Forty minutes later, after ushering in the meet-cute, endearing romance between Baby and Debora and flaunting a killer soundtrack (Queen, Simon & Garfunkel, The Beach Boys, Ennio Morricone, The Jon Spencer Blues Explosion), Wright appears poised to make a film equal to the fantastic first two installments of his Cornetto trilogy, even though Baby Driver has as much in common with the Wachowskis’ hectic Speed Racer as Nicolas Winding Refn’s brooding Drive.

But around the halfway point, Baby Driver begins moving so fast that it careens off the tracks, as a driver loses control of the wheel. A surprising, violent death marks the unfortunate turning point. Suddenly, Baby and Buddy make more dramatic decisions yet become less compelling characters, as the nuance all but disappears. In Baby’s case, the changes are illogical and irreconcilable with what we understand about him until that point; in Buddy’s case, he is transformed into a nutty cardboard villain with one-dimensional revenge motives.

(Side note: I’ve made my peace that the brilliant Jon Hamm will never receive another role like Don Draper – to replicate the scope of a seven-season television series focused on him in the context of a two-hour running time is a tall order – but can’t casting agents find something more worthy of his talents?)

The action scenes, including a wild shoot-out, become drab and uninspired.
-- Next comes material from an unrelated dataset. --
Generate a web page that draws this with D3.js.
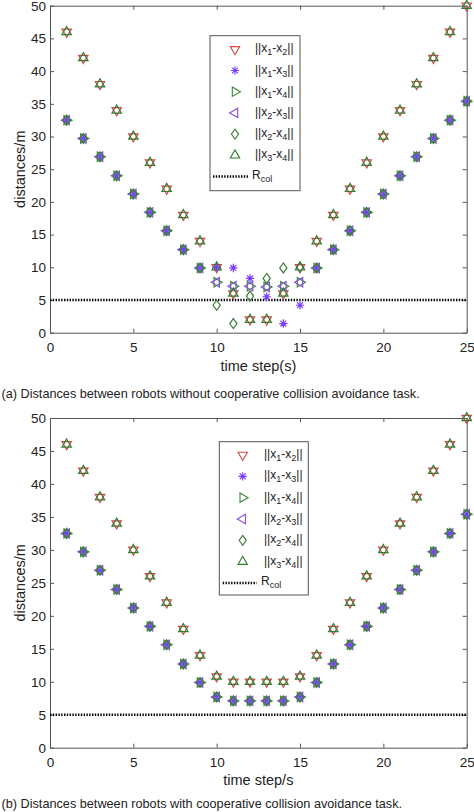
<!DOCTYPE html>
<html>
<head>
<meta charset="utf-8">
<script src="https://cdn.jsdelivr.net/npm/d3@7"></script>
<style>
  body { margin: 0; background: #fff; }
  svg { display: block; font-family: "Liberation Sans", Arial, sans-serif; }
</style>
</head>
<body>
<svg id="fig" width="474" height="812"></svg>
<script>
// time steps and tick labels
var steps = [1,2,3,4,5,6,7,8,9,10,11,12,13,14,15,16,17,18,19,20,21,22,23,24,25];
var xTicks = [0,5,10,15,20,25];
var yTicks = [0,5,10,15,20,25,30,35,40,45,50];
var rCol = 5;

// (a) without cooperative collision avoidance
var a_x1x2 = [46,42,38,34,30,26,22,18,14,10,6,2,2,6,10,14,18,22,26,30,34,38,42,46,50];
var a_x1x3 = [32.5,29.7,26.9,24.0,21.2,18.4,15.6,12.7,9.9,10,9.9,8.3,5.5,1.4,4.2,9.9,12.7,15.6,18.4,21.2,24.0,26.9,29.7,32.5,35.4];
var a_x1x4 = [32.5,29.7,26.9,24.0,21.2,18.4,15.6,12.7,9.9,7.7,7.1,7.1,7.0,7.1,7.7,9.9,12.7,15.6,18.4,21.2,24.0,26.9,29.7,32.5,35.4];
var a_x2x3 = [32.5,29.7,26.9,24.0,21.2,18.4,15.6,12.7,9.9,7.7,7.1,7.1,7.0,7.1,7.7,9.9,12.7,15.6,18.4,21.2,24.0,26.9,29.7,32.5,35.4];
var a_x2x4 = [32.5,29.7,26.9,24.0,21.2,18.4,15.6,12.7,9.9,4.2,1.4,5.6,8.3,9.9,10,9.9,12.7,15.6,18.4,21.2,24.0,26.9,29.7,32.5,35.4];
var a_x3x4 = [46,42,38,34,30,26,22,18,14,10,6,2,2,6,10,14,18,22,26,30,34,38,42,46,50];

// (b) with cooperative collision avoidance
var b_x1x2 = [46,42,38,34,30,26,22,18,14,10.8,10,10,10,10,10.8,14,18,22,26,30,34,38,42,46,50];
var b_x1x3 = [32.5,29.7,26.9,24.0,21.2,18.4,15.6,12.7,9.9,7.7,7.1,7.1,7.1,7.1,7.7,9.9,12.7,15.6,18.4,21.2,24.0,26.9,29.7,32.5,35.4];
var b_x1x4 = [32.5,29.7,26.9,24.0,21.2,18.4,15.6,12.7,9.9,7.7,7.1,7.1,7.1,7.1,7.7,9.9,12.7,15.6,18.4,21.2,24.0,26.9,29.7,32.5,35.4];
var b_x2x3 = [32.5,29.7,26.9,24.0,21.2,18.4,15.6,12.7,9.9,7.7,7.1,7.1,7.1,7.1,7.7,9.9,12.7,15.6,18.4,21.2,24.0,26.9,29.7,32.5,35.4];
var b_x2x4 = [32.5,29.7,26.9,24.0,21.2,18.4,15.6,12.7,9.9,7.7,7.1,7.1,7.1,7.1,7.7,9.9,12.7,15.6,18.4,21.2,24.0,26.9,29.7,32.5,35.4];
var b_x3x4 = [46,42,38,34,30,26,22,18,14,10.8,10,10,10,10,10.8,14,18,22,26,30,34,38,42,46,50];

// legend pairs (robot indices) and marker styles, in plotting order
var pairs = [[1,2],[1,3],[1,4],[2,3],[2,4],[3,4]];
var shapes = ["v","*",">","<","d","^"];
var colors = ["#d04848","#7a3cff","#3b8a3b","#8550dc","#3a7e3a","#2f7d2f"];

var fig = {
	svg: d3.select("#fig"),
	x: d3.scaleLinear().domain([0,25]).range([50,466.7]),
	// MATLAB '*' : plus + cross
	star: { draw: function(ctx, size) {
		var r = Math.sqrt(size)/2, q = r*0.7;
		ctx.moveTo(-r,0); ctx.lineTo(r,0);
		ctx.moveTo(0,-r); ctx.lineTo(0,r);
		ctx.moveTo(-q,-q); ctx.lineTo(q,q);
		ctx.moveTo(-q,q); ctx.lineTo(q,-q);
	}},
	diamond: { draw: function(ctx, size) {
		var h = Math.sqrt(size)/2, w = h*0.72;
		ctx.moveTo(0,-h); ctx.lineTo(w,0); ctx.lineTo(0,h); ctx.lineTo(-w,0); ctx.closePath();
	}},
	marker: function(shape) {
		if(shape == "*") return {d: d3.symbol().type(fig.star).size(70)(), rot: 0};
		if(shape == "d") return {d: d3.symbol().type(fig.diamond).size(100)(), rot: 0};
		var tri = d3.symbol().type(d3.symbolTriangle).size(38)();
		var rot = {"^":0, "v":180, ">":90, "<":-90}[shape];
		return {d: tri, rot: rot};
	},
	label: function(sel, parts, size) {
		// parts: [text, isSub]
		var t = sel.append("text").style("font-size", size+"px").attr("fill", "#222");
		var shifted = false;
		parts.forEach(function(p) {
			var ts = t.append("tspan").text(p[0]);
			if(p[1] && !shifted) { ts.attr("dy", 3).style("font-size", (size-3)+"px"); shifted = true; }
			else if(!p[1] && shifted) { ts.attr("dy", -3); shifted = false; }
		});
		return t;
	},
	panel: function(cfg) {
		var g = fig.svg.append("g");
		var x = fig.x;
		var y = d3.scaleLinear().domain([0,50]).range([cfg.bottom, cfg.top]);
		var axisColor = "#555";

		// box + inward ticks
		g.append("g").attr("transform","translate(0,"+cfg.bottom+")")
			.call(d3.axisBottom(x).tickValues(xTicks).tickSizeInner(-4).tickSizeOuter(0).tickPadding(10));
		g.append("g").attr("transform","translate(0,"+cfg.top+")")
			.call(d3.axisTop(x).tickValues(xTicks).tickSizeInner(-4).tickSizeOuter(0).tickFormat(""));
		g.append("g").attr("transform","translate("+x.range()[0]+",0)")
			.call(d3.axisLeft(y).tickValues(yTicks).tickSizeInner(-4).tickSizeOuter(0).tickPadding(4));
		g.append("g").attr("transform","translate("+x.range()[1]+",0)")
			.call(d3.axisRight(y).tickValues(yTicks).tickSizeInner(-4).tickSizeOuter(0).tickFormat(""));
		g.selectAll(".domain, .tick line").attr("stroke", axisColor).attr("stroke-width", 1);
		g.selectAll(".tick text").attr("fill", "#222").style("font-size", "13.5px")
			.style("font-family", "'Liberation Sans', Arial, sans-serif");

		// R_col line
		g.append("line")
			.attr("x1", x(0)).attr("x2", x(25)).attr("y1", y(rCol)).attr("y2", y(rCol))
			.attr("stroke", "#000").attr("stroke-width", 2.5).attr("stroke-dasharray", "1.4,1.4");

		// markers
		cfg.series.forEach(function(vals, i) {
			var m = fig.marker(shapes[i]);
			g.append("g").selectAll("path").data(steps).enter().append("path")
				.attr("d", m.d)
				.attr("transform", function(t, j) { return "translate("+x(t)+","+y(vals[j])+") rotate("+m.rot+")"; })
				.attr("fill", "none").attr("stroke", colors[i]).attr("stroke-width", 1.2);
		});

		// labels
		g.append("text").attr("x", (x.range()[0]+x.range()[1])/2).attr("y", cfg.xlabelY)
			.attr("text-anchor", "middle").style("font-size", "14.5px").attr("fill", "#222").text(cfg.xlabel);
		g.append("text").attr("transform", "translate(25,"+((cfg.top+cfg.bottom)/2)+") rotate(-90)")
			.attr("text-anchor", "middle").style("font-size", "14.5px").attr("fill", "#222").text("distances/m");
		g.append("text").attr("x", 1.5).attr("y", cfg.captionY)
			.style("font-size", "12.7px").attr("fill", "#222").text(cfg.caption);

		// legend
		var L = cfg.legend;
		var lg = g.append("g");
		lg.append("rect").attr("x", L.x).attr("y", L.y).attr("width", L.w).attr("height", L.h)
			.attr("fill", "#fff").attr("stroke", "#555").attr("stroke-width", 1);
		pairs.forEach(function(p, i) {
			var m = fig.marker(shapes[i]);
			var ry = L.row0 + i*L.dy;
			lg.append("path").attr("d", m.d)
				.attr("transform", "translate("+L.symX+","+ry+") rotate("+m.rot+")")
				.attr("fill", "none").attr("stroke", colors[i]).attr("stroke-width", 1.1);
			fig.label(lg, [["||x",false],[String(p[0]),true],["-x",false],[String(p[1]),true],["||",false]], 12)
				.attr("x", L.textX).attr("y", ry+3);
		});
		var ly = L.row0 + 6*L.dy;
		lg.append("line").attr("x1", L.lineX0).attr("x2", L.lineX1).attr("y1", ly).attr("y2", ly)
			.attr("stroke", "#000").attr("stroke-width", 2.5).attr("stroke-dasharray", "1.4,1.4");
		fig.label(lg, [["R",false],["col",true]], 12).attr("x", L.textX - 3).attr("y", ly+2);
	}
};

fig.panel({
	top: 5.7, bottom: 332.7,
	series: [a_x1x2, a_x1x3, a_x1x4, a_x2x3, a_x2x4, a_x3x4],
	xlabel: "time step(s)", xlabelY: 371,
	caption: "(a) Distances between robots without cooperative collision avoidance task.", captionY: 398,
	legend: {x: 210, y: 35.7, w: 90, h: 155, row0: 49.3, dy: 21.2, symX: 235, textX: 255, lineX0: 213, lineX1: 249}
});
fig.panel({
	top: 418, bottom: 747.7,
	series: [b_x1x2, b_x1x3, b_x1x4, b_x2x3, b_x2x4, b_x3x4],
	xlabel: "time step/s", xlabelY: 785,
	caption: "(b) Distances between robots with cooperative collision avoidance task.", captionY: 808,
	legend: {x: 219.3, y: 441.7, w: 89, h: 153.3, row0: 455, dy: 21.33, symX: 242.7, textX: 264, lineX0: 222.7, lineX1: 256.7}
});
</script>
</body>
</html>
The stakes remain life-and-death yet are drained of significance. The ending is ludicrously rushed, cramming several years of court cases and prison time into a montage that jumps around and culminates in a tidy-bow shot that fails to satisfy.

In the end, Baby Driver fails to congeal, or to be integrated into a complete whole. All of Wright’s work can be criticized as “style over substance”, stories that sacrifice weighty themes for wit, but his best – Shaun of the Dead, Hot Fuzz – are beautifully cohesive while being referential and ironic and visually dazzling. These high watermarks are the product of a directorial vision in which speed limits are broken but the steering never slips; the car never skids into a guardrail and off a cliff.

Baby Driver, like The World’s End, is instead glib and overloaded in its final stages, and strikes one as almost mishandled. Part of the problem may lie in the casting: Spacey, Bernthal, and Jamie Foxx could probably play Doc, Griff, and Bats in their sleep, and indeed they sometimes appear to be phoning in. And somehow none of the repartee generates the same chemistry as Simon Pegg and Nick Frost, or seems as simultaneously fitting and exciting as the power quintet of Mary Elizabeth Winstead, Aubrey Plaza, Brie Larson, Anna Kendrick, and Alison Pill in Scott Pilgrim vs. the World.

Ultimately, Baby Driver is recommended for its first hour, but it could have been so much more. If anything, it proves that Wright films, like Wes Anderson or Quentin Tarantino films, are a more intricate balance than they initially let on: if they tip too far towards precious or on-the-nose or overlong or too-clever-for-their-own good, they fall apart. I challenge Wright to wrangle his creative impulses a bit on the next go-around. He has passion and imagination to burn; if he marries it with discipline, he just may become one of the greats.